A Teaching Moment
University of Colorado officials are considering offering Ward Churchill an early retirement package that could end an increasingly uncomfortable standoff with the controversial professor. ... David Lane, Churchill's attorney, said he has not been contacted about a buyout offer. But, he said, while his primary focus is on protecting Churchill's constitutional right to speak out, he would be willing to listen to a university proposal. "If they offer $10 million, I would think about it. If they offer him $10, I wouldn't," Lane said.
Freedom of speech is not priceless. It's worth ten million dollars and not a penny less. This, according to the Denver Post, is preferred way to get Professor Churchill off the campus. The alternative, it sources suggest, is far worse.
Typically such dismissals - even if done by the book - result in years of expensive lawsuits that Hoffman told legislators last week the university would like to avoid. Sources involved in the talks said if an arrangement could be made, it could get everyone off the hook, including Churchill, the subject of daily press revelations. The latest controversy is whether an artwork by Churchill titled "Winter Attack" was copied from a 1972 piece by Thomas Mails, "The Mystic Warriors of the Plains."
The Rocky Mountain News depicts the CU administration as practically paralyzed with fear at the possible retaliation Churchill could visit on them should they attempt to chastise him.
University of Colorado President Betsy Hoffman had some fairly strong words Tuesday for those who have argued that professor Ward Churchill should be fired. "The more talk there is about the need to fire him, the more difficult it becomes for us to do that, if that's what we decide to do," she told Republican lawmakers, urging them not to join calls for action. "If we approach this issue wrong," she said, "not only will every regent be sued personally, but every administrator will be sued personally and professor Churchill will win his lawsuit with triple damages and be back on the faculty, a very wealthy man at our expense."
This fear, whether real or pretended, is an impressive demonstration of the power of Political Correctness, a compound of legal menace, the threat of extralegal action and of retaliatory vilification that is not some figure of speech but an actual, material force.

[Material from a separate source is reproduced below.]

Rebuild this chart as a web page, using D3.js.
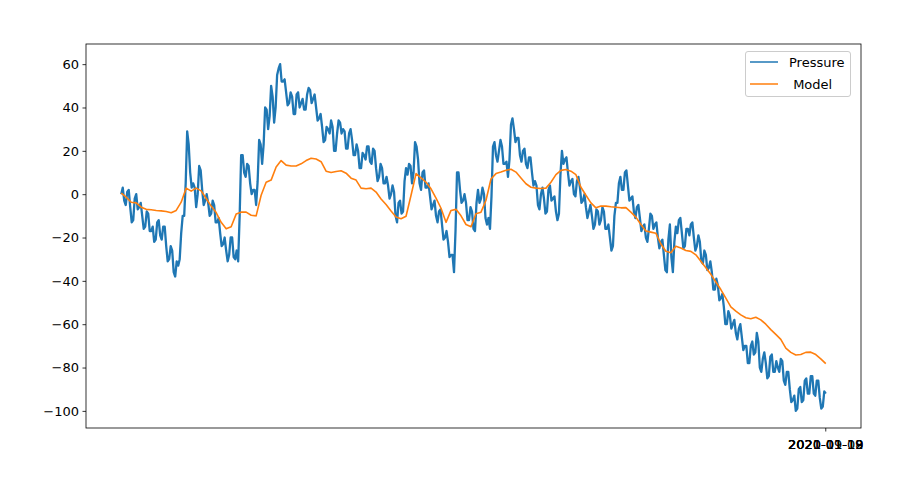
<!DOCTYPE html>
<html><head><meta charset="utf-8">
<script src="https://cdn.jsdelivr.net/npm/d3@7"></script>
<style>body{margin:0;background:#fff;}svg{display:block;font-family:"DejaVu Sans",sans-serif;}</style>
</head><body><svg id="c" width="917" height="477"></svg>
<script>
// Pressure sampled every 1.5 time units (t = 0..705)
const pressure = [
0,3,-3,-5,1,2,-6,-13,-12,-2,0,-7,-6,-4,-10,-16,-15,-8,-9,-17,
-17,-15,-22,-21,-13,-12,-19,-21,-15,-15,-24,-31,-30,-24,-26,-36,-38,-31,-33,-30,
-18,-10,-10,5,29,23,10,3,5,3,-6,0,13,11,2,-5,-3,0,-4,-10,
-9,-3,-5,-13,-13,-11,-18,-24,-23,-20,-26,-31,-28,-20,-20,-29,-30,-26,-31,-10,
18,18,10,8,14,13,5,0,2,2,-5,6,25,23,14,23,40,39,30,36,
50,45,33,40,55,58,60,52,52,53,47,41,42,47,45,37,37,46,47,40,
42,44,39,39,46,49,48,42,44,46,40,34,35,37,31,24,25,31,30,28,
34,31,20,20,28,34,33,28,30,29,21,21,28,30,25,18,18,23,20,12,
12,19,18,16,22,22,15,14,21,20,12,6,8,14,12,5,5,8,4,-2,
0,4,1,-10,-13,-4,-3,-9,-8,6,12,9,14,13,5,10,24,22,16,5,
2,10,11,3,3,5,-1,-7,-5,-3,-10,-13,-8,-7,-14,-21,-20,-17,-22,-29,
-28,-28,-36,-17,10,10,2,-4,-3,0,-4,-12,-12,-6,-8,-16,-17,-4,2,-4,
-2,3,0,-11,-14,-11,-16,-1,22,24,18,15,20,25,22,14,14,15,8,16,
32,35,30,24,26,26,18,15,20,21,14,12,17,17,10,4,6,4,-5,-7,
0,3,-2,-9,-8,2,4,-3,-2,-1,-8,-12,-9,9,20,14,16,17,10,4,
6,7,0,-1,6,8,3,-4,-3,0,-6,-11,-8,-5,-10,-16,-14,-7,-8,-14,
-12,-6,-8,-16,-16,-14,-20,-26,-24,-10,-4,-4,5,8,2,2,10,11,4,-3,
-2,-1,-8,-11,-6,-5,-11,-17,-15,-14,-20,-22,-16,-9,-10,-16,-14,-13,-20,-25,
-22,-21,-28,-35,-36,-21,-14,-29,-36,-22,-15,-18,-12,-11,-18,-25,-24,-16,-16,-19,
-14,-13,-20,-26,-24,-19,-22,-31,-32,-26,-28,-35,-34,-31,-36,-44,-44,-39,-42,-49,
-48,-46,-52,-60,-60,-54,-56,-62,-60,-58,-64,-67,-62,-60,-66,-72,-70,-70,-78,-78,
-70,-68,-74,-73,-64,-68,-80,-82,-76,-73,-78,-85,-84,-75,-74,-82,-82,-77,-80,-82,
-76,-77,-86,-88,-82,-82,-90,-96,-95,-93,-100,-99,-90,-89,-96,-95,-86,-85,-92,-92,
-84,-84,-92,-93,-86,-86,-94,-99,-98,-91,-92];
// Model sampled every 5 time units
const model = [0.5,-1.4,-3.7,-4,-6,-7,-7.2,-7.5,-7.7,-8,-8.6,-7.5,-3.7,2.8,1.4,2.8,1.5,-2,-5.5,-8.5,
-13,-16,-15,-9.2,-8.3,-8.3,-9.7,-10,-0.5,5.5,6.5,12.5,15.5,13.4,13,13,14,15.5,16.6,16.2,
15,10.6,10,10.5,10.8,9.7,7.4,6.5,2.8,2.5,2.8,1,-2.2,-4.8,-7.8,-10.5,-11.3,-10.2,-0.5,9.5,
7.5,5.5,2.5,-1.8,-6.5,-13,-7.5,-7,-10,-14,-15,-9,-8.3,-2.8,7,9.5,10.2,11,11.5,10.2,
7.5,4.8,3.2,2.8,2.6,2.8,5.5,9,11,11.4,10.6,9,3.2,-0.5,-4,-6.3,-5.5,-5.5,-5.8,-6,
-6.3,-6.2,-8.3,-10.6,-14,-17,-17.5,-18,-23,-26.3,-27,-24,-24.8,-26,-26.4,-28,-31,-34,-37,-40.5,
-44,-48,-52,-54,-55.7,-57,-57.5,-56.8,-58,-60,-62.5,-64.7,-67,-71,-73,-74.2,-74,-73,-72.9,-74,
-76,-78.2];
const pressureStep = 1.5, modelStep = 5;
const yTicks = [60,40,20,0,-20,-40,-60,-80,-100];
const xTickLabels = ["2020-09-08","2021-01-12","2021-01-19","2020-11-19"];
const seriesNames = ["Pressure"," Model"];
const colors = ["#1f77b4","#ff7f0e"];

const svg = d3.select("#c");
const L=86, R=861, T=44, B=428;
const tMax = (pressure.length-1)*pressureStep;
const pad = tMax*0.05;
const x = d3.scaleLinear().domain([-pad, tMax+pad]).range([L,R]);
const y = d3.scaleLinear().domain([-107.9, 69.3]).range([B,T]);

const pLine = d3.line().x((d,i)=>x(i*pressureStep)).y(d=>y(d));
const mLine = d3.line().x((d,i)=>x(i*modelStep)).y(d=>y(d));
svg.append("path").attr("d",pLine(pressure)).attr("fill","none").attr("stroke",colors[0]).attr("stroke-width",2.3).attr("stroke-linejoin","round");
svg.append("path").attr("d",mLine(model)).attr("fill","none").attr("stroke",colors[1]).attr("stroke-width",1.6).attr("stroke-linejoin","round");

// frame
svg.append("rect").attr("x",L).attr("y",T).attr("width",R-L).attr("height",B-T).attr("fill","none").attr("stroke","#000").attr("stroke-width",0.8);

// y axis
const ya = svg.append("g").attr("transform",`translate(${L},0)`)
  .call(d3.axisLeft(y).tickValues(yTicks).tickSize(3.5).tickPadding(3.5).tickFormat(d=>d3.format("")(d).replace("-","\u2212")));
ya.select(".domain").remove();
ya.selectAll("text").attr("font-size",13).attr("font-family","DejaVu Sans").attr("fill","#000");
ya.selectAll("line").attr("stroke","#000").attr("stroke-width",0.8);

// x axis: all date labels overlap at one tick
const xa = svg.append("g").attr("transform",`translate(0,${B})`);
xa.append("line").attr("x1",x(tMax)).attr("x2",x(tMax)).attr("y1",0).attr("y2",3.5).attr("stroke","#000").attr("stroke-width",0.8);
xTickLabels.forEach(s=>{
  xa.append("text").attr("x",x(tMax)).attr("y",21).attr("text-anchor","middle").attr("font-size",13).attr("fill","#000").text(s);
});

// legend
const lg = svg.append("g");
lg.append("rect").attr("x",745.5).attr("y",51.5).attr("width",105).attr("height",45).attr("rx",2.5).attr("fill","#fff").attr("fill-opacity",0.8).attr("stroke","#ccc").attr("stroke-width",1);
seriesNames.forEach((n,i)=>{
  const yy = 62 + i*22;
  lg.append("line").attr("x1",750).attr("x2",778).attr("y1",yy).attr("y2",yy).attr("stroke",colors[i]).attr("stroke-width",1.5);
  lg.append("text").attr("x",789).attr("y",yy+5).attr("font-size",13).attr("fill","#000").attr("xml:space","preserve").style("white-space","pre").text(n);
});
</script></body></html>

Even if Churchill is 'bought out' at $10 million -- should he stoop to accept such a beggarly sum -- he will have unambiguously demonstrated the value of leftist protection. That he could have survived repeated exposure as an ethnic identity thief, academic fraud and art forger; that he could have assaulted a newsman on television and withstood the personal opprobrium of the Colorado Governor, only to receive a fortune in compensation, can only add to his fame.

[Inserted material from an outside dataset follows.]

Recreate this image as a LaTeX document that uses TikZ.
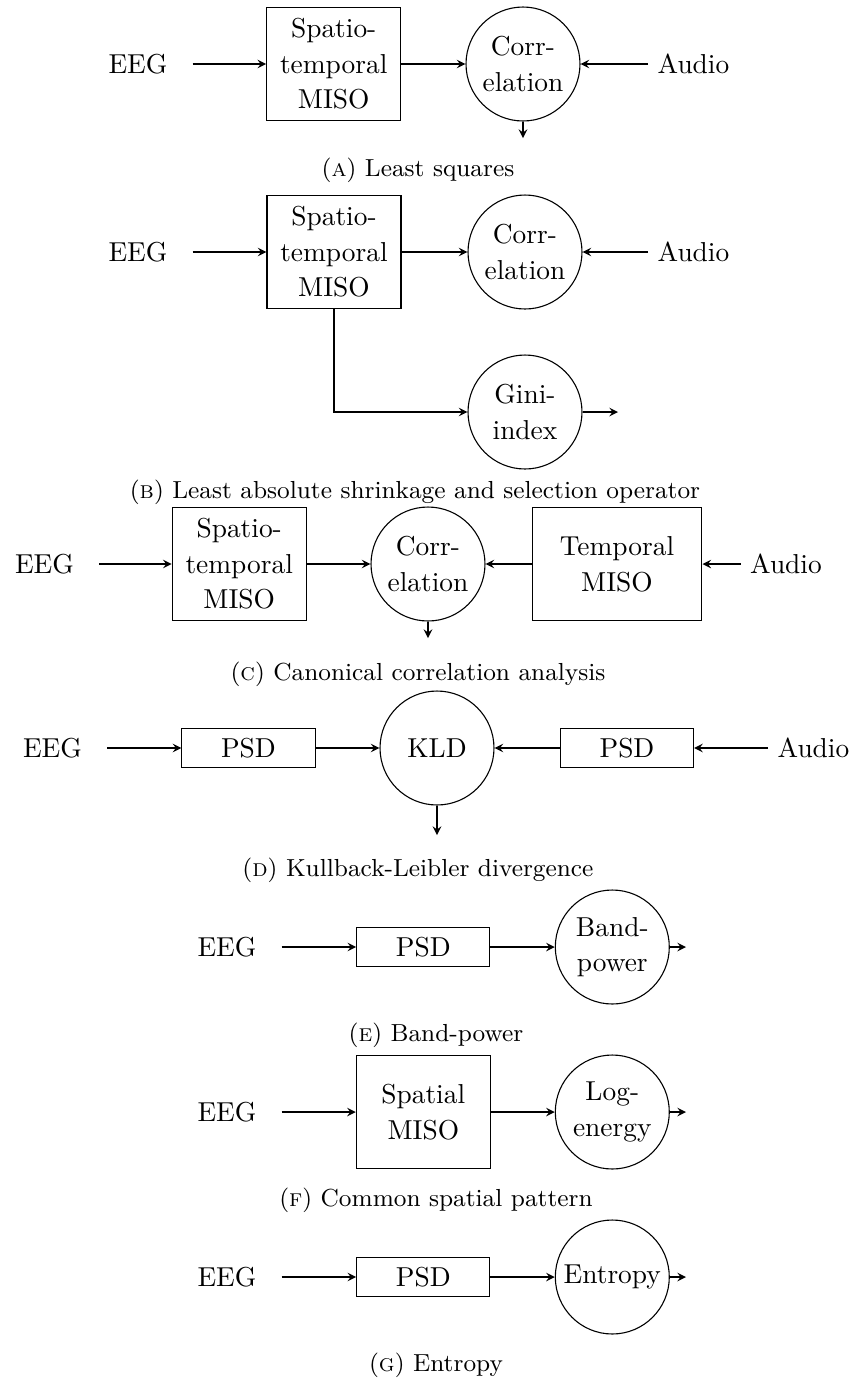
\documentclass[tikz,border=0pt]{standalone}
\usepackage{tikz}

\begin{document}
\begin{tikzpicture}[x=0.365pt, y=-0.365pt, >=stealth,
    every node/.append style={font=\fontsize{10pt}{13pt}\selectfont},
    block/.style={draw, rectangle, align=center, minimum width=48.9pt, minimum height=41.2pt},
    psdbox/.style={draw, rectangle, minimum width=48.6pt, minimum height=14.3pt},
    op/.style={draw, circle, align=center, minimum size=41.6pt, inner sep=0pt},
    src/.style={inner xsep=9pt},
    subcap/.style={font=\fontsize{9pt}{11pt}\selectfont}]

      \useasboundingbox (0,0) rectangle (856,1383);

      % (a) least squares
      \node[src] (eegA) at (138,64) {EEG};
      \node[block] (stA) at (333.7,64) {Spatio-\\temporal\\MISO};
      \node[op] (corA) at (523,64) {Corr-\\elation};
      \node (audA) at (693.5,64) {Audio};
      \coordinate (outA) at (523,138);
      \draw[->] (eegA) -- (stA);
      \draw[->] (stA) -- (corA);
      \draw[->] (audA) -- (corA);
      \draw[->] (corA) -- (outA);
      \node[subcap] (capA) at (418,170) {(\textsc{a}) Least squares};

      % (b) lasso
      \node[src] (eegB) at (138,252) {EEG};
      \node[block] (stB) at (334,252) {Spatio-\\temporal\\MISO};
      \node[op] (corB) at (525,252) {Corr-\\elation};
      \node (audB) at (693.5,252) {Audio};
      \node[op] (giniB) at (525,412) {Gini-\\index};
      \coordinate (outB) at (618,412);
      \draw[->] (eegB) -- (stB);
      \draw[->] (stB) -- (corB);
      \draw[->] (audB) -- (corB);
      \draw[->] (stB.south) |- (giniB);
      \draw[->] (giniB) -- (outB);
      \node[subcap] (capB) at (415,492) {(\textsc{b}) Least absolute shrinkage and selection operator};

      % (c) cca
      \node[src] (eegC) at (44.5,564) {EEG};
      \node[block] (stC) at (239.2,564) {Spatio-\\temporal\\MISO};
      \node[op] (corC) at (428,564) {Corr-\\elation};
      \node[block, minimum width=62pt] (tmC) at (617,564) {Temporal\\MISO};
      \node (audC) at (786,564) {Audio};
      \coordinate (outC) at (428,638);
      \draw[->] (eegC) -- (stC);
      \draw[->] (stC) -- (corC);
      \draw[->] (tmC) -- (corC);
      \draw[->] (audC) -- (tmC);
      \draw[->] (corC) -- (outC);
      \node[subcap] (capC) at (418,674) {(\textsc{c}) Canonical correlation analysis};

      % (d) kld
      \node[src] (eegD) at (52.5,748) {EEG};
      \node[psdbox] (psdD) at (248.5,748) {PSD};
      \node[op] (kldD) at (437,748) {KLD};
      \node[psdbox] (psdDa) at (627,748) {PSD};
      \node (audD) at (813.5,748) {Audio};
      \coordinate (outD) at (437,835);
      \draw[->] (eegD) -- (psdD);
      \draw[->] (psdD) -- (kldD);
      \draw[->] (psdDa) -- (kldD);
      \draw[->] (audD) -- (psdDa);
      \draw[->] (kldD) -- (outD);
      \node[subcap] (capD) at (418,870) {(\textsc{d}) Kullback-Leibler divergence};

      % (e) band-power
      \node[src] (eegE) at (227,947) {EEG};
      \node[psdbox] (psdE) at (423.3,947) {PSD};
      \node[op] (bpE) at (612.3,947) {Band-\\power};
      \coordinate (outE) at (686,947);
      \draw[->] (eegE) -- (psdE);
      \draw[->] (psdE) -- (bpE);
      \draw[->] (bpE) -- (outE);
      \node[subcap] (capE) at (436,1035) {(\textsc{e}) Band-power};

      % (f) csp
      \node[src] (eegF) at (227,1112) {EEG};
      \node[block] (smF) at (423.3,1112) {Spatial\\MISO};
      \node[op] (leF) at (612.3,1112) {Log-\\energy};
      \coordinate (outF) at (686,1112);
      \draw[->] (eegF) -- (smF);
      \draw[->] (smF) -- (leF);
      \draw[->] (leF) -- (outF);
      \node[subcap] (capF) at (436,1200) {(\textsc{f}) Common spatial pattern};

      % (g) entropy
      \node[src] (eegG) at (227,1277) {EEG};
      \node[psdbox] (psdG) at (423.3,1277) {PSD};
      \node[op] (entG) at (612.3,1277) {Entropy};
      \coordinate (outG) at (686,1277);
      \draw[->] (eegG) -- (psdG);
      \draw[->] (psdG) -- (entG);
      \draw[->] (entG) -- (outG);
      \node[subcap] (capG) at (436,1365) {(\textsc{g}) Entropy};

\end{tikzpicture}
\end{document}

The perception of danger depends on one's perspective. Neville Chamberlain's Foreign Minister, Lord Halifax, argued against opposing the Nazi aggression by asking "was any useful purpose served by treading on the landslide and being carried along with it"? Another Churchill, unrelated to Ward, counterargued that the danger lay entirely the other way: that capitulation mean stepping onto a "slippery slope" every bit as perilous as Halifax's metaphorical landslide; how each moment of procrastination increased the awfulness of the inevitable clash. The case, on smaller scale, describes CU's dilemma. From Hoffman's point of view, it is resisting Ward Churchill that is dangerous; from another standpoint it is not resisting him that constitutes the threat.